Christine Lagarde e a luta de classes

23 de Fevereiro de 2024 – A chefe do Banco Central Europeu, Christine Lagarde, falou à imprensa no final da reunião informal dos ministros das Finanças da zona euro (Eurogrupo), com a presença dos governantes da União Europeia (UE) e governadores dos bancos centrais nacionais. Disse:

Os números relativos aos salários do quarto trimestre são obviamente encorajadores. Mas (…) o Conselho do BCE precisa de estar mais confiante de que o processo de abrandamento de inflação que estamos a observar será sustentável e nos levará ao objectivo de 2% a médio prazo que temos. Há muitos sectores e trabalhadores que estão abrangidos por negociações que serão concluídas no decurso do primeiro trimestre de 2024 e penso que esses números, especialmente se continuarem a ser encorajadores, serão importantes para avaliarmos daqui para a frente, a fim de alcançarmos confiança”.

Na língua de pau dos banqueiros centrais, mas com a virtude da quase transparência, Lagarde diz:

Se, nas negociações colectivas que estão para se concluir Europa fora, os trabalhadores e seus representantes forem “razoáveis” e aceitarem continuar a perder salário real, então, nós, BCE, sentir-nos-emos “encorajados” a começar a ver se começamos a pensar em, talvez, baixar as taxas de juro.

Em contrapartida, se os trabalhadores decidirem arrancar aumentos salariais significativos, então esqueçam: os juros ficam como estão ou sobem! O que significa isto: como os contratos de crédito, nomeadamente hipotecário, estão automaticamente ligados à taxa de juro da srª Lagarde, o BCE irá ao bolso dos trabalhadores tirar-lhes o que tiverem ganho em aumento de salário e transferi-lo, sem espinhas, para os bancos, como “juros recebidos”.

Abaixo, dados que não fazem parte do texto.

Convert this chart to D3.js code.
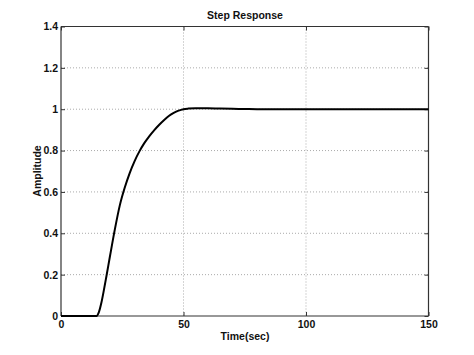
<!DOCTYPE html>
<html><head><meta charset="utf-8">
<script src="https://cdn.jsdelivr.net/npm/d3@7"></script>
<style>
html,body{margin:0;padding:0;background:#fff;}
svg{display:block;}
text{font-family:"Liberation Sans",Arial,Helvetica,sans-serif;font-weight:bold;fill:#111;}
</style></head>
<body>
<script>
const timeValues = [0,14.5,15.5,16.5,17.5,18.5,20,22,24,26,28,30,32,34,36,38,40,42,44,46,48,50,52,55,60,65,70,75,80,100,150];
const amplitudeValues = [0,0,0.02,0.065,0.125,0.19,0.29,0.42,0.535,0.62,0.69,0.748,0.796,0.836,0.869,0.898,0.924,0.947,0.967,0.982,0.993,1.0,1.003,1.005,1.005,1.003,1.002,1.001,1.0,1.0,1.0];
const xTicks = [0,50,100,150];
const yTicks = [0,0.2,0.4,0.6,0.8,1,1.2,1.4];
const yTickLabels = ["0","0.2","0.4","0.6","0.8","1","1.2","1.4"];

const W=474,H=355;
const L=61,R=428.5,T=26.5,B=316;
const svg=d3.select("body").append("svg").attr("width",W).attr("height",H);
const x=d3.scaleLinear().domain([0,150]).range([L,R]);
const y=d3.scaleLinear().domain([0,1.4]).range([B,T]);

// grid
const g=svg.append("g");
g.selectAll(".gx").data(xTicks.slice(1,-1)).enter().append("line")
 .attr("x1",d=>x(d)).attr("x2",d=>x(d)).attr("y1",T).attr("y2",B)
 .attr("stroke","#aaa").attr("stroke-width",1).attr("stroke-dasharray","1,2");
g.selectAll(".gy").data(yTicks.slice(1,-1)).enter().append("line")
 .attr("y1",d=>y(d)).attr("y2",d=>y(d)).attr("x1",L).attr("x2",R)
 .attr("stroke","#aaa").attr("stroke-width",1).attr("stroke-dasharray","1,2");

// axes with inward ticks
const xb=d3.axisBottom(x).tickValues(xTicks).tickSize(-4).tickPadding(5).tickFormat(d3.format("d"));
const xt=d3.axisTop(x).tickValues(xTicks).tickSize(-4).tickFormat("");
const yl=d3.axisLeft(y).tickValues(yTicks).tickSize(-4).tickPadding(3).tickFormat((d,i)=>yTickLabels[i]);
const yr=d3.axisRight(y).tickValues(yTicks).tickSize(-4).tickFormat("");
function style(sel){
  sel.selectAll("path").attr("stroke","#333").attr("stroke-width",1.2);
  sel.selectAll("line").attr("stroke","#333").attr("stroke-width",1);
  sel.selectAll("text").attr("font-size","10.5px").attr("font-family","Liberation Sans,Arial,sans-serif").attr("font-weight","bold").attr("fill","#111");
}
svg.append("g").attr("transform",`translate(0,${B})`).call(xb).call(style).call(s=>s.select(".domain").attr("d",`M${L},0H${R}`));
svg.append("g").attr("transform",`translate(0,${T})`).call(xt).call(style).call(s=>s.select(".domain").attr("d",`M${L},0H${R}`));
svg.append("g").attr("transform",`translate(${L},0)`).call(yl).call(style).call(s=>s.select(".domain").attr("d",`M0,${T}V${B}`));
svg.append("g").attr("transform",`translate(${R},0)`).call(yr).call(style).call(s=>s.select(".domain").attr("d",`M0,${T}V${B}`));

// curve
const data=timeValues.map((t,i)=>[t,amplitudeValues[i]]);
svg.append("path").datum(data)
 .attr("d",d3.line().x(d=>x(d[0])).y(d=>y(d[1])).curve(d3.curveMonotoneX))
 .attr("fill","none").attr("stroke","#000").attr("stroke-width",2);

// labels
svg.append("text").attr("x",245).attr("y",19).attr("text-anchor","middle").attr("font-size","10.5px").text("Step Response");
svg.append("text").attr("x",245).attr("y",340).attr("text-anchor","middle").attr("font-size","10.5px").text("Time(sec)");
svg.append("text").attr("transform","translate(40.5,171) rotate(-90)").attr("text-anchor","middle").attr("font-size","10.5px").text("Amplitude");
</script>
</body></html>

As mais recentes palavras de Lagarde podem – e devem! – ser lidas como um repto ao movimento operário. Em linguagem popular e acessível, ela diz: enquanto for a gente a mandar, vocês não têm qualquer hipótese, pois, das duas, uma:

  • ou vocês ficam-se nas encolhas, comem aumentos abaixo da inflação e continuam a perder salário real;
  • ou, se se armam em espertos e se metem em greves duras para conseguir aumentos de salários a sério – então a gente aumenta ou mantém os juros e vai-vos lá buscar cada cêntimo do que vocês acharam que conquistaram!

Aos senhores PNSs, Raimundos e Mortáguas,
está Lagarde a dizer com um sorriso irónico:
ainda bem que vocês meteram a luta de classes na gaveta
– porque nós, pela nossa parte, vamos continuar a travá-la sem piedade!

Nesse sentido, Lagarde tem a virtude de, do lado do grande capital, falar a verdade aos trabalhadores, tal como nós o fazemos do lado do trabalho: se os trabalhadores e seus dirigentes  não tiverem a coragem de romper com os tratados e as instituições “europeias”, ficam sempre tramados – e pouco interessa quem elejam para estar no governozeco de cada país.

Já os outros, os que andam à cata do voto dos trabalhadores na esquerda oficial, PS, PCP ou BE, andam todos a encobrir a simples verdade de Lagarde com nuvens de poeira e retórica mentirosa. Aos senhores PNSs, Raimundos e Mortáguas, está Lagarde a dizer com um sorriso irónico: ainda bem que vocês meteram a luta de classes na gaveta – porque nós, pela nossa parte, vamos continuar a travá-la sem piedade!

Como explicávamos no artigo intitulado “os bancos centrais, estados-maiores da guerra do capital contra o trabalho”, no nº 30 do boletim O Trabalho, de 27 de Julho de 2022:

A política monetária actual dos bancos centrais é muito simples e para isso serve a espora dos juros: espicaçar o patronato no seu todo, como classe, a atacar os trabalhadores; e forçar os governos recalcitrantes a emoldurar esse ataque com políticas
– que empurrem sectores do capital para a falência ou para reduzirem drasticamente os investimentos  – aumentando, assim, o desemprego e a “pressão” à baixa dos salários, ainda que à custa de uma crise económica; e
– de repressão salarial directa, desmontando direitos dos trabalhadores legalmente constituídos na legislação laboral, assim como as caixas de pensões e os sistemas de saúde, ensino e habitação públicos, que são, afinal, a componente diferida e colectiva do salário da classe trabalhadora.